The newly ingested procedure notes reinforce landmark-forward navigation and exploration turns as a repeatable conversational loop: clarify state, declare action, resolve pressure, and return choice to players.

Procedure Stack

  • Route layer: treat overland movement as path decisions between meaningful nodes.
  • Hex layer: run inside-the-hex procedures only when local detail matters.
  • Hazard layer: advance danger clocks with weather, delay, noise, or attrition.
  • Flux layer: treat transitional spaces between keyed nodes as active procedure zones.

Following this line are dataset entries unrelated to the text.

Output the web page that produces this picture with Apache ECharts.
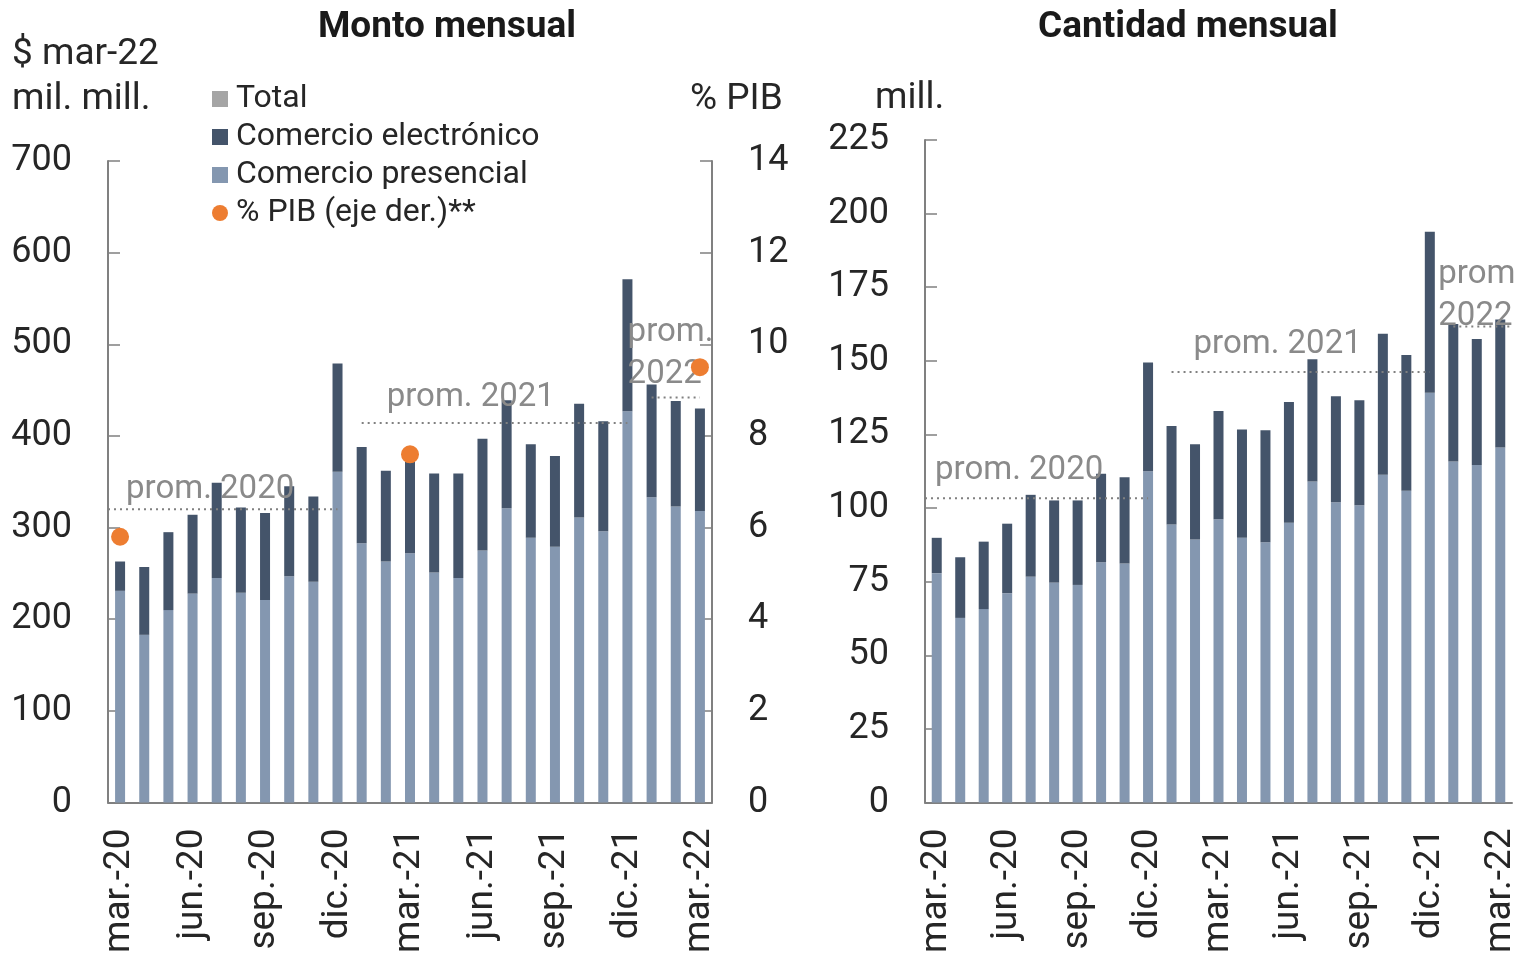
<!DOCTYPE html>
<html lang="es">
<head>
    <meta charset="UTF-8">
    <title>Monto y cantidad mensual</title>
    <script src="https://cdn.jsdelivr.net/npm/echarts@6.0.0/dist/echarts.min.js"></script>
    <style>
        html, body {
            margin: 0;
            border: 0;
            background: #fff;
        }

        #chart {
            width: 1520px;
            height: 956px;
        }
    </style>
</head>
<body>
<div id="chart"></div>
<script type="text/javascript">
    const months = [
        'mar.-20', 'abr.-20', 'may.-20', 'jun.-20', 'jul.-20', 'ago.-20', 'sep.-20', 'oct.-20', 'nov.-20', 'dic.-20',
        'ene.-21', 'feb.-21', 'mar.-21', 'abr.-21', 'may.-21', 'jun.-21', 'jul.-21', 'ago.-21', 'sep.-21', 'oct.-21',
        'nov.-21', 'dic.-21', 'ene.-22', 'feb.-22', 'mar.-22'
    ];

    // monto: $ mar-22, mil. mill.
    const montoPresencial = [231, 183, 210, 228, 245, 229, 221, 247, 241, 361, 283, 263, 272, 251, 245, 275, 321, 289, 279, 311, 296, 427, 333, 323, 318];
    const montoElectronico = [32, 74, 85, 86, 104, 93, 95, 98, 93, 118, 105, 99, 100, 108, 114, 122, 118, 102, 99, 124, 120, 144, 123, 115, 112];

    // % PIB (eje der.)
    const pibMonths = ['mar.-20', 'mar.-21', 'mar.-22'];
    const pibValues = [5.8, 7.6, 9.5];

    // cantidad: mill.
    const cantPresencial = [77.9, 62.7, 65.7, 71.1, 76.7, 74.7, 73.9, 81.6, 81.2, 112.5, 94.4, 89.3, 96.2, 89.9, 88.4, 95.0, 109.0, 102.0, 101.0, 111.3, 105.9, 139.2, 115.8, 114.6, 120.6];
    const cantElectronico = [12.0, 20.6, 22.9, 23.6, 27.8, 27.9, 28.7, 30.1, 29.3, 36.9, 33.5, 32.4, 36.8, 36.8, 38.0, 41.0, 41.5, 36.0, 35.6, 47.9, 46.1, 54.6, 46.7, 42.8, 43.4];

    // yearly averages: [from index, to index, value, label]
    const montoProm = [[-0.5, 9, 320, 'prom. 2020'], [10, 21, 414, 'prom. 2021'], [22, 24, 442, 'prom.\n2022']];
    const cantProm = [[-0.5, 9, 103.3, 'prom. 2020'], [10, 21, 146.2, 'prom. 2021'], [22, 24.5, 161.7, 'prom\n2022']];

    const C_PRES = '#8497b0';
    const C_ELEC = '#44546a';
    const C_TOTAL = '#a5a5a5';
    const C_PIB = '#ed7d31';
    const C_AXIS = '#808080';
    const C_TEXT = '#262626';
    const FONT = 'Roboto';

    const montoLabelOffsets = [[18, -20], [25, -25], [-24, -44]];
    const cantLabelOffsets = [[10, -28], [22, -27], [-15, -31]];

    function promSeries(list, xAxisIndex, yAxisIndex, offsets) {
        return list.map((p, i) => ({
            type: 'line',
            xAxisIndex: xAxisIndex,
            yAxisIndex: yAxisIndex,
            silent: true,
            symbol: 'circle',
            symbolSize: 0,
            showSymbol: true,
            z: 5,
            lineStyle: {color: C_AXIS, width: 2, type: [2, 4]},
            data: [
                {
                    value: [p[0], p[2]],
                    label: {
                        show: true,
                        position: 'right',
                        distance: 0,
                        offset: offsets[i],
                        formatter: p[3],
                        color: '#8a8a8a',
                        fontFamily: FONT,
                        fontSize: 33,
                        lineHeight: 42,
                        align: 'left'
                    }
                },
                {value: [p[1], p[2]]}
            ]
        }));
    }

    function categoryAxis(gridIndex) {
        return {
            type: 'category',
            gridIndex: gridIndex,
            data: months,
            axisLine: {lineStyle: {color: C_AXIS, width: 2}},
            axisTick: {inside: true, interval: 2, length: 8, lineStyle: {color: C_AXIS, width: 1.5}},
            axisLabel: {
                interval: 2,
                rotate: 90,
                margin: 26,
                color: C_TEXT,
                fontFamily: FONT,
                fontSize: 37
            }
        };
    }

    function hiddenValueAxis(gridIndex) {
        return {type: 'value', gridIndex: gridIndex, min: -0.5, max: 24.5, show: false};
    }

    function valueAxis(gridIndex, max, interval, position) {
        return {
            type: 'value',
            gridIndex: gridIndex,
            position: position,
            min: 0,
            max: max,
            interval: interval,
            splitLine: {show: false},
            axisLine: {show: true, onZero: false, lineStyle: {color: C_AXIS, width: 2}},
            axisTick: {show: true, inside: true, length: 12, lineStyle: {color: C_AXIS, width: 1.5}},
            axisLabel: {
                margin: 36,
                color: C_TEXT,
                fontFamily: FONT,
                fontSize: 36
            }
        };
    }

    window.onload = () => {
        const chart = echarts.init(document.querySelector('#chart'), null, {renderer: 'canvas'});

        const option = {
            animation: false,
            backgroundColor: '#fff',
            grid: [
                {left: 108, right: 808, top: 161, bottom: 153},
                {left: 925, right: 8, top: 140, bottom: 151}
            ],
            xAxis: [categoryAxis(0), categoryAxis(1), hiddenValueAxis(0), hiddenValueAxis(1)],
            yAxis: [
                valueAxis(0, 700, 100, 'left'),
                valueAxis(0, 14, 2, 'right'),
                valueAxis(1, 225, 25, 'left')
            ],
            legend: {
                orient: 'vertical',
                left: 207,
                top: 78,
                itemWidth: 16,
                itemHeight: 16,
                itemGap: 6,
                selectedMode: false,
                textStyle: {color: C_TEXT, fontFamily: FONT, fontSize: 32, lineHeight: 31, padding: [0, 0, 0, 3]},
                data: [
                    {name: 'Total', icon: 'rect'},
                    {name: 'Comercio electrónico', icon: 'rect'},
                    {name: 'Comercio presencial', icon: 'rect'},
                    {name: '% PIB (eje der.)**', icon: 'circle', itemStyle: {color: C_PIB, opacity: 1}}
                ]
            },
            graphic: [
                {type: 'text', x: 447, y: 28, style: {text: 'Monto mensual', font: 'bold 37px Roboto', fill: '#1a1a1a', align: 'center', verticalAlign: 'middle'}},
                {type: 'text', x: 1188, y: 28, style: {text: 'Cantidad mensual', font: 'bold 37px Roboto', fill: '#1a1a1a', align: 'center', verticalAlign: 'middle'}},
                {type: 'text', x: 12, y: 55, style: {text: '$ mar-22', font: '37px Roboto', fill: C_TEXT, verticalAlign: 'middle'}},
                {type: 'text', x: 12, y: 100, style: {text: 'mil. mill.', font: '37px Roboto', fill: C_TEXT, verticalAlign: 'middle'}},
                {type: 'text', x: 690, y: 100, style: {text: '% PIB', font: '37px Roboto', fill: C_TEXT, verticalAlign: 'middle'}},
                {type: 'text', x: 875, y: 99, style: {text: 'mill.', font: '37px Roboto', fill: C_TEXT, verticalAlign: 'middle'}}
            ],
            series: [
                {
                    name: 'Total',
                    type: 'bar',
                    xAxisIndex: 0,
                    yAxisIndex: 0,
                    itemStyle: {color: C_TOTAL},
                    data: []
                },
                {
                    name: 'Comercio presencial',
                    type: 'bar',
                    stack: 'monto',
                    xAxisIndex: 0,
                    yAxisIndex: 0,
                    barWidth: 10,
                    itemStyle: {color: C_PRES},
                    data: montoPresencial
                },
                {
                    name: 'Comercio electrónico',
                    type: 'bar',
                    stack: 'monto',
                    xAxisIndex: 0,
                    yAxisIndex: 0,
                    barWidth: 10,
                    itemStyle: {color: C_ELEC},
                    data: montoElectronico
                },
                {
                    name: '% PIB (eje der.)**',
                    type: 'scatter',
                    xAxisIndex: 0,
                    yAxisIndex: 1,
                    symbolSize: 18,
                    z: 6,
                    itemStyle: {color: C_PIB, opacity: 1},
                    data: pibMonths.map((m, i) => [m, pibValues[i]])
                },
                {
                    name: 'Comercio presencial',
                    type: 'bar',
                    stack: 'cant',
                    xAxisIndex: 1,
                    yAxisIndex: 2,
                    barWidth: 10,
                    itemStyle: {color: C_PRES},
                    data: cantPresencial
                },
                {
                    name: 'Comercio electrónico',
                    type: 'bar',
                    stack: 'cant',
                    xAxisIndex: 1,
                    yAxisIndex: 2,
                    barWidth: 10,
                    itemStyle: {color: C_ELEC},
                    data: cantElectronico
                },
                ...promSeries(montoProm, 2, 0, montoLabelOffsets),
                ...promSeries(cantProm, 3, 2, cantLabelOffsets)
            ]
        };
        chart.setOption(option, true);
    };
</script>
</body>
</html>
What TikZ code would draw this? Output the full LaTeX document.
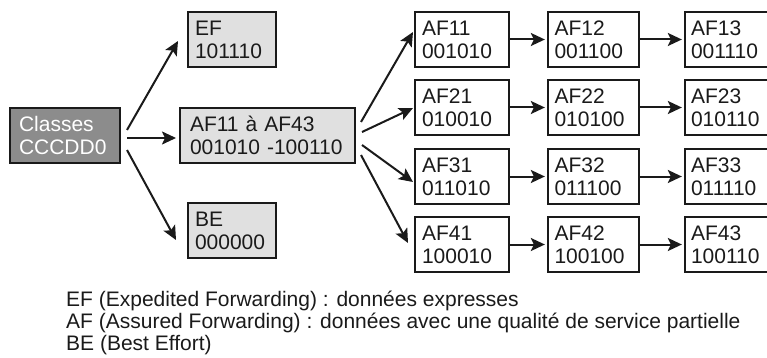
\documentclass[tikz,border=0pt]{standalone}
\usepackage{fontspec}
\setmainfont{Liberation Sans}
\usetikzlibrary{arrows.meta}
\definecolor{darkfill}{HTML}{8C8C8C}
\definecolor{lightfill}{HTML}{E0E0E0}
\definecolor{ink}{HTML}{1A1A1A}
\tikzset{
  box/.style={draw=ink, line width=2.3pt, minimum height=55pt, inner xsep=0pt, inner ysep=0pt,
    align=left, font=\fontsize{21}{23}\selectfont, text=ink},
  arr/.style={draw=ink, line width=2pt, -{Stealth[length=14pt,width=13pt,inset=3pt]}},
  legend/.style={align=left, font=\fontsize{21}{22}\selectfont, text=ink, inner sep=0pt}
}
\begin{document}
\begin{tikzpicture}[x=1pt,y=-1pt]
\useasboundingbox (0,0) rectangle (767,358);
\clip (0,0) rectangle (767,358);
% left column
\node[box, fill=darkfill, text=white, minimum width=110pt, text width=92pt] (cls) at (65,135.5) {Classes\\CCCDD0};
\node[box, fill=lightfill, minimum width=88pt, text width=74pt] (ef) at (232,39.5) {EF\\101110};
\node[box, fill=lightfill, minimum width=175pt, text width=155pt] (af) at (267.5,135.5) {AF11 à AF43\\001010 -100110};
\node[box, fill=lightfill, minimum width=88pt, text width=74pt] (be) at (232,230.5) {BE\\000000};
% grid
\foreach \r/\y/\a/\b/\c in {1/39.5/001010/001100/001110, 2/107.5/010010/010100/010110, 3/176.5/011010/011100/011110, 4/244.5/100010/100100/100110}{
  \node[box, fill=white, minimum width=94pt, text width=80pt] (g\r1) at (462,\y) {AF\r1\\\a};
  \node[box, fill=white, minimum width=91pt, text width=78pt] (g\r2) at (593.5,\y) {AF\r2\\\b};
  \node[box, fill=white, minimum width=90pt, text width=78pt] (g\r3) at (730,\y) {AF\r3\\\c};
  \draw[arr] (g\r1.east) -- ([xshift=-2pt]g\r2.west);
  \draw[arr] (g\r2.east) -- ([xshift=-2pt]g\r3.west);
}
% coordinates for arrows
\coordinate (c1) at (127,130);
\coordinate (c2) at (127,138);
\coordinate (c3) at (127,150);
\coordinate (e1) at (178,41);
\coordinate (e2) at (176,138);
\coordinate (e3) at (176,240);
\draw[arr] (c1) -- (e1);
\draw[arr] (c2) -- (e2);
\draw[arr] (c3) -- (e3);
\coordinate (s1) at (361,122);
\coordinate (s2) at (362,132);
\coordinate (s3) at (362,145);
\coordinate (s4) at (361,155);
\coordinate (t1) at (413,32);
\coordinate (t2) at (413,108);
\coordinate (t3) at (413,182);
\coordinate (t4) at (408,243);
\draw[arr] (s1) -- (t1);
\draw[arr] (s2) -- (t2);
\draw[arr] (s3) -- (t3);
\draw[arr] (s4) -- (t4);
% legend
\node[legend, anchor=base west] (leg) at (66,350) {EF (Expedited Forwarding) : données expresses\\AF (Assured Forwarding) : données avec une qualité de service partielle\\BE (Best Effort)};
\end{tikzpicture}
\end{document}
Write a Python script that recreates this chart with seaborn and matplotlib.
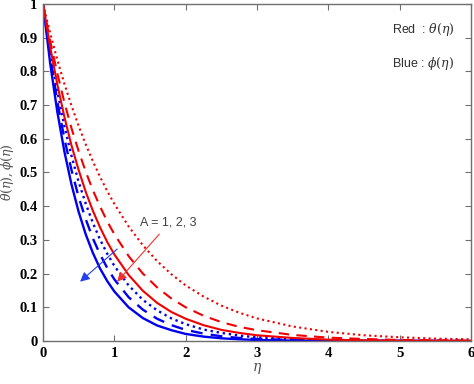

Expedition Turn Loop (Referee Procedure)

Run overland play in repeatable beats:

  1. Declare route and pace.
  2. Resolve navigation uncertainty.
  3. Advance hazard clocks.
  4. Trigger encounter, discovery, or quiet progress.
  5. Consume resources and update conditions.
  6. Offer a meaningful next decision.

This loop keeps travel playable and decision-dense.

Hazard Clock Menu

Use small clocks tied to concrete pressures:

  • Exposure clock: weather, fatigue, or radiation.
  • Attention clock: noise, tracks, signals, faction awareness.
  • Supply clock: food, water, ammo, battery, fuel.
  • Stability clock: route collapse, flood, bridge failure, political closure.

Advance 0-2 segments per turn based on pace and risk choices.

Hex Bandwidth Rule

Not every hex deserves full procedure depth.

  • Transit hex: one roll, one detail, move on.
  • Tension hex: run one full loop with hazard advancement.
  • Site hex: switch to detailed point/site procedure mode.

This prevents exploration bloat while preserving meaningful hotspots.

Flux Space Usage

Treat flux spaces as controlled uncertainty zones between fixed nodes:

  • Ask one navigation question.
  • Ask one environmental question.
  • Ask one consequence question.

Answer with a table roll, referee choice, or hybrid. Record the result as persistent world state if it matters.

Worldbuilding Through Travel

Travel should reveal how the world actually works:

  • Which routes are maintained and by whom?
  • What dangers are natural vs. politically produced?
  • Where do people trade, hide, pray, or extort passage?

If travel cannot answer these, add stronger regional identity markers.

Referee Checklist

  • Current route options:
  • Hazard clocks in play:
  • What changes if the party is delayed:
  • One visible sign of regional power:
  • One non-combat discovery that rewards caution:

Practical Benefits

  • Preserves strategic map play without bogging down every hex.
  • Keeps travel tense through accumulating risk rather than constant fights.
  • Improves legibility of player choices around pace, caution, and supplies.